TASK GOAL – Scan the lines below; pull out those with "file".
---- DATA ROWS
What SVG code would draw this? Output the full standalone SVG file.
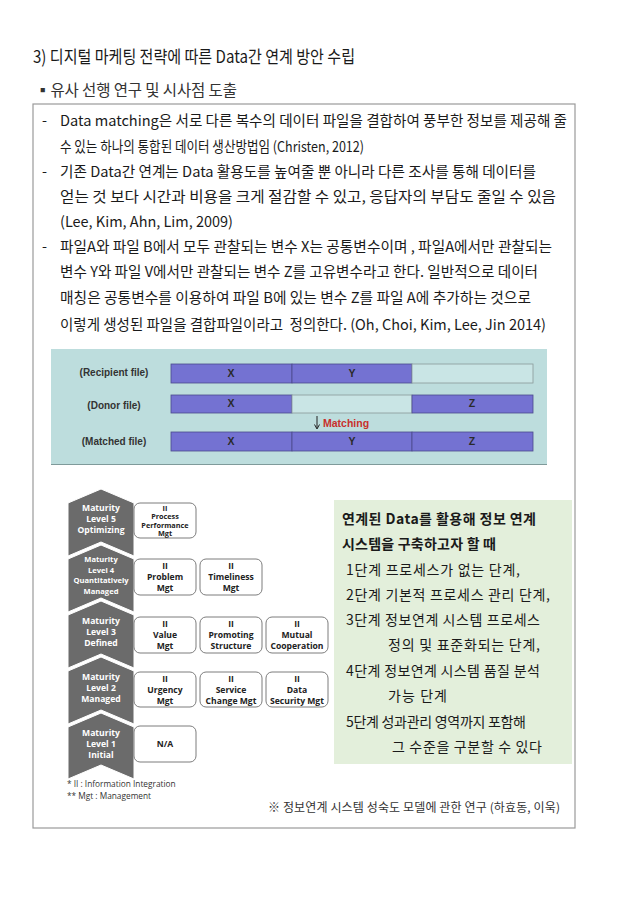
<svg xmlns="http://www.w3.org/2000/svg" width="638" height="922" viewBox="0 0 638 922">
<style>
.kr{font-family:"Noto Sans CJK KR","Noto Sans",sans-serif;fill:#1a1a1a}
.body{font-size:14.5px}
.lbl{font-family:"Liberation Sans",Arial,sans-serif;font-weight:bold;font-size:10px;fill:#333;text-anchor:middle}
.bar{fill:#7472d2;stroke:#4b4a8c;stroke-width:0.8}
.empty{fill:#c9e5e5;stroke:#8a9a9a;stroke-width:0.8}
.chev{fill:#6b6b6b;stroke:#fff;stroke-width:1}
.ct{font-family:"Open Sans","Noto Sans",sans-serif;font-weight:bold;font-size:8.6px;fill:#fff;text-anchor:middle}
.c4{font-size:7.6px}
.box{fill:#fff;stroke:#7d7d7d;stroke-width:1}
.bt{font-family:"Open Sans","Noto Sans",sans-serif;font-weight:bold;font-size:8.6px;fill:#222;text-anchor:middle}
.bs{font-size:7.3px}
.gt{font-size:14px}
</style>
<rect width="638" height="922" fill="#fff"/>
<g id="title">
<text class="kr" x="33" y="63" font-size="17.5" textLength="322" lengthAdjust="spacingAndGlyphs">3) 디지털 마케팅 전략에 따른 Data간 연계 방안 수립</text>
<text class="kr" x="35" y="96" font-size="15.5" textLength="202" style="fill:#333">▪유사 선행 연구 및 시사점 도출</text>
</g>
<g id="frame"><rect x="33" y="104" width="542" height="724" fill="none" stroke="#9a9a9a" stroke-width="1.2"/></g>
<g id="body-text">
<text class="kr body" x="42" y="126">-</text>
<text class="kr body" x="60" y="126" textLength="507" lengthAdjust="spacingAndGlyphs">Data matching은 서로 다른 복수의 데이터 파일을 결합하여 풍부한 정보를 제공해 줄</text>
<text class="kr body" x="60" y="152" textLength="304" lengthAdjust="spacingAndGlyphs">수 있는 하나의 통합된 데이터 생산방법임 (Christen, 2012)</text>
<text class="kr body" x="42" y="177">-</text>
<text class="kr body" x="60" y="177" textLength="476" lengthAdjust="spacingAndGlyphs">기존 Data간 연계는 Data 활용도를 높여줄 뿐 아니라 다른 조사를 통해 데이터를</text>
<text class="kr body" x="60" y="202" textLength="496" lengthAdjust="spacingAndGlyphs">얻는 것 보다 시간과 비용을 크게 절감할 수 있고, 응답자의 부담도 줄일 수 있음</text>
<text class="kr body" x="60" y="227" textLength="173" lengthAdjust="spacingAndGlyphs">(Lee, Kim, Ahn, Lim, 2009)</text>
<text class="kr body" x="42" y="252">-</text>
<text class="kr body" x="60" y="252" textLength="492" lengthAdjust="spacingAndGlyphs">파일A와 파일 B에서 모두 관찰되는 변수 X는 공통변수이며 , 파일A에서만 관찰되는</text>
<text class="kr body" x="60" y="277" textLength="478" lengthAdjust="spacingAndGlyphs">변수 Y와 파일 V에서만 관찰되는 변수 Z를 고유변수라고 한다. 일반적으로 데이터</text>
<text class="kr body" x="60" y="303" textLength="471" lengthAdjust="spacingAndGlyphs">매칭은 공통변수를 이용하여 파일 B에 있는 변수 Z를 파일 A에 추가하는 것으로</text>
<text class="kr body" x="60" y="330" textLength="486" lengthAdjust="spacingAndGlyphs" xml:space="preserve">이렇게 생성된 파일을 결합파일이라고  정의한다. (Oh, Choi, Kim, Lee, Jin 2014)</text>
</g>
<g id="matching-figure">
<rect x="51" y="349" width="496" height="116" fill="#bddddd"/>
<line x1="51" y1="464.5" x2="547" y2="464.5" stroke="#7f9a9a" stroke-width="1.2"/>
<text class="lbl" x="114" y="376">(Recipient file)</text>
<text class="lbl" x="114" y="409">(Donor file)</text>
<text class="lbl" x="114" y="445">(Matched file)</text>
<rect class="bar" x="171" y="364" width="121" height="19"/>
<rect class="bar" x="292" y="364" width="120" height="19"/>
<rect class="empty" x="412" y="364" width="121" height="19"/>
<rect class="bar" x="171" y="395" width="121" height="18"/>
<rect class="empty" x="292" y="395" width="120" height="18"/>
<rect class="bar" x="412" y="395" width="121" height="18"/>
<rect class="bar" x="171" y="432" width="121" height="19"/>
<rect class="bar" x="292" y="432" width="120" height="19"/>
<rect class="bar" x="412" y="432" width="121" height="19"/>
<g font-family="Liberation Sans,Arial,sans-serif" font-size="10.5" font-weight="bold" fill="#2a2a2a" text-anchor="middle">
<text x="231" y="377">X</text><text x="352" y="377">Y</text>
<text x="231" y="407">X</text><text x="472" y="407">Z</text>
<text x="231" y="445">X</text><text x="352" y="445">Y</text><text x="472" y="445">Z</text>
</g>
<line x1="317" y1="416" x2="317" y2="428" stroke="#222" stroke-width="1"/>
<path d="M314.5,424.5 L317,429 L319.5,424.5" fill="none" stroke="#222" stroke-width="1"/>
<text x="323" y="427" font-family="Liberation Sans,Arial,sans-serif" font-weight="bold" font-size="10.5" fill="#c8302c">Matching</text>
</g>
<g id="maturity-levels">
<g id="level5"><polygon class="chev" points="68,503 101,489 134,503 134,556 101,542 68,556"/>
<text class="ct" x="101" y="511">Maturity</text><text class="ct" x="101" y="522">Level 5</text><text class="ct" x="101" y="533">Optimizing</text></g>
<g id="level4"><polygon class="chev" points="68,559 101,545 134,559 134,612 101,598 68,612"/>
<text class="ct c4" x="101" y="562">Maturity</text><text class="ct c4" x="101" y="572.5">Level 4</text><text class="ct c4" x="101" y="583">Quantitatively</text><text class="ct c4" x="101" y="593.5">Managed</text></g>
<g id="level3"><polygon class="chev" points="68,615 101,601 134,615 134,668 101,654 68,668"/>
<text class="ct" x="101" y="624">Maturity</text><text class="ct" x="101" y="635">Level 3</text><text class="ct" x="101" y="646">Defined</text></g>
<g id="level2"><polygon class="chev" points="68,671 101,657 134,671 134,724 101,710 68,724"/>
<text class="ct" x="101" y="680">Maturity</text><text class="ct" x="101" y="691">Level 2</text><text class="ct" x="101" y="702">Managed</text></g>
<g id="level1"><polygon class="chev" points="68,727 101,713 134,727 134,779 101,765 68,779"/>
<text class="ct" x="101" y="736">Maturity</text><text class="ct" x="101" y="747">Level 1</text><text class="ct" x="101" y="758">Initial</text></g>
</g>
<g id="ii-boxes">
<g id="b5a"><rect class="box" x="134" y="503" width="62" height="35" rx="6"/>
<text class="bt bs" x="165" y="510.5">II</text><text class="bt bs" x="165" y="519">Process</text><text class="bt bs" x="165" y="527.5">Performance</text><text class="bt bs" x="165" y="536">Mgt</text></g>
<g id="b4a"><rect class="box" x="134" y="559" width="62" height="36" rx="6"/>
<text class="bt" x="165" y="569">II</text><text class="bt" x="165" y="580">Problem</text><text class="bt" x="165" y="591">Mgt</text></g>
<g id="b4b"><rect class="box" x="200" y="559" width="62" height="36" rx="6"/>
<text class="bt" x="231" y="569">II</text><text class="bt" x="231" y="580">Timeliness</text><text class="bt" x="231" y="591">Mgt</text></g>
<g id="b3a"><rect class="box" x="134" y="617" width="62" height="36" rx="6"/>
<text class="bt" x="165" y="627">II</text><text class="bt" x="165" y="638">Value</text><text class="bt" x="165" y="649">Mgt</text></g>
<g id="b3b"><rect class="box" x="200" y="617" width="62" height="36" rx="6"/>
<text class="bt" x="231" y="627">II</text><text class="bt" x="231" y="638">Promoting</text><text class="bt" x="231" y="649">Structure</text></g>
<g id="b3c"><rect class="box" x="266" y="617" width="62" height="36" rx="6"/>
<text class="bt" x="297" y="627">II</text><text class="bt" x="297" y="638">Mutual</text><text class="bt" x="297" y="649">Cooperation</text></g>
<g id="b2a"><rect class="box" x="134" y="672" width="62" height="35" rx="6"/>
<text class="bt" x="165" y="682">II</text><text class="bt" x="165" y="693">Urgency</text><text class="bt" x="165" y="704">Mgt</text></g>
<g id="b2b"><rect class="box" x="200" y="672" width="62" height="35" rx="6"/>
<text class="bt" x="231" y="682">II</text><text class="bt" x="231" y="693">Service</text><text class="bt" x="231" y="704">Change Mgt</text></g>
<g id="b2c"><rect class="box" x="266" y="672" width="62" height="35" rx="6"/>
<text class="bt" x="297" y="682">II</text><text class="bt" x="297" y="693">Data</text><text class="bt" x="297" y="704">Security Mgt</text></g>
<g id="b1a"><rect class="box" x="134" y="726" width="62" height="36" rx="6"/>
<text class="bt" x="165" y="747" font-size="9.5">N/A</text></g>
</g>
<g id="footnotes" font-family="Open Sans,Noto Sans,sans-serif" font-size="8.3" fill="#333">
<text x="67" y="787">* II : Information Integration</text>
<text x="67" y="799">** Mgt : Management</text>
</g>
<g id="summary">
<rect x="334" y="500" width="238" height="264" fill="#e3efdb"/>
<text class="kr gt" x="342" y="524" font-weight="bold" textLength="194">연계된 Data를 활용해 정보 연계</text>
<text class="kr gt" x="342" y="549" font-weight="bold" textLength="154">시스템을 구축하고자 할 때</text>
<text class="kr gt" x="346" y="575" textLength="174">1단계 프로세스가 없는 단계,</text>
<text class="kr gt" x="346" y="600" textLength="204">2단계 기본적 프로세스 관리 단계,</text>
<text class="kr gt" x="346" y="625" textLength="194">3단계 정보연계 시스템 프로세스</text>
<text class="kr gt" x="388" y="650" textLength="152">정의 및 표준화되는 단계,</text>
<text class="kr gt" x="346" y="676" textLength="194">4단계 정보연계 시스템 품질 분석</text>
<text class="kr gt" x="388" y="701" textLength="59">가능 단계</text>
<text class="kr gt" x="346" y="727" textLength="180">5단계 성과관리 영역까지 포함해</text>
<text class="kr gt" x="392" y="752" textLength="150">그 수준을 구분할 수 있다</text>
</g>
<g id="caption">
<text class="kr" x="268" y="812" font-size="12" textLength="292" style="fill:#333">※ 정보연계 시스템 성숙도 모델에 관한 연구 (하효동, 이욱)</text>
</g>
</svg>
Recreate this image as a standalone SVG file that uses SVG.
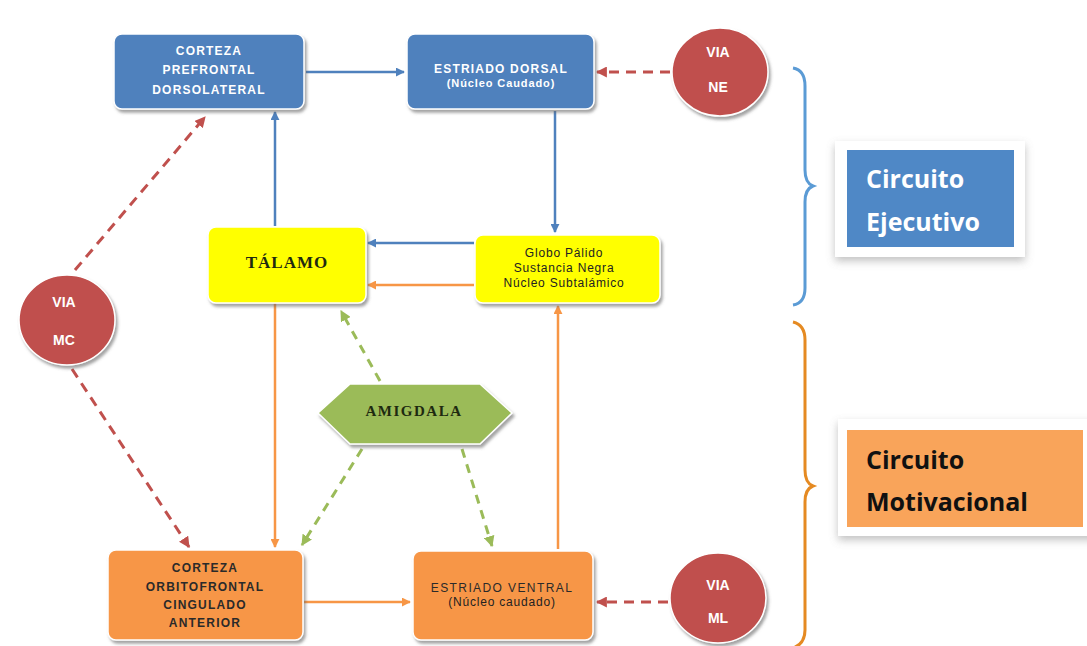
--------
WORKED SOLUTION –
What SVG code would draw this? Output the full standalone SVG file.
<text class="lbl" x="114" y="376">(Recipient file)</text>
<text class="lbl" x="114" y="409">(Donor file)</text>
<text class="lbl" x="114" y="445">(Matched file)</text>
Recreate this image as a standalone SVG file that uses SVG.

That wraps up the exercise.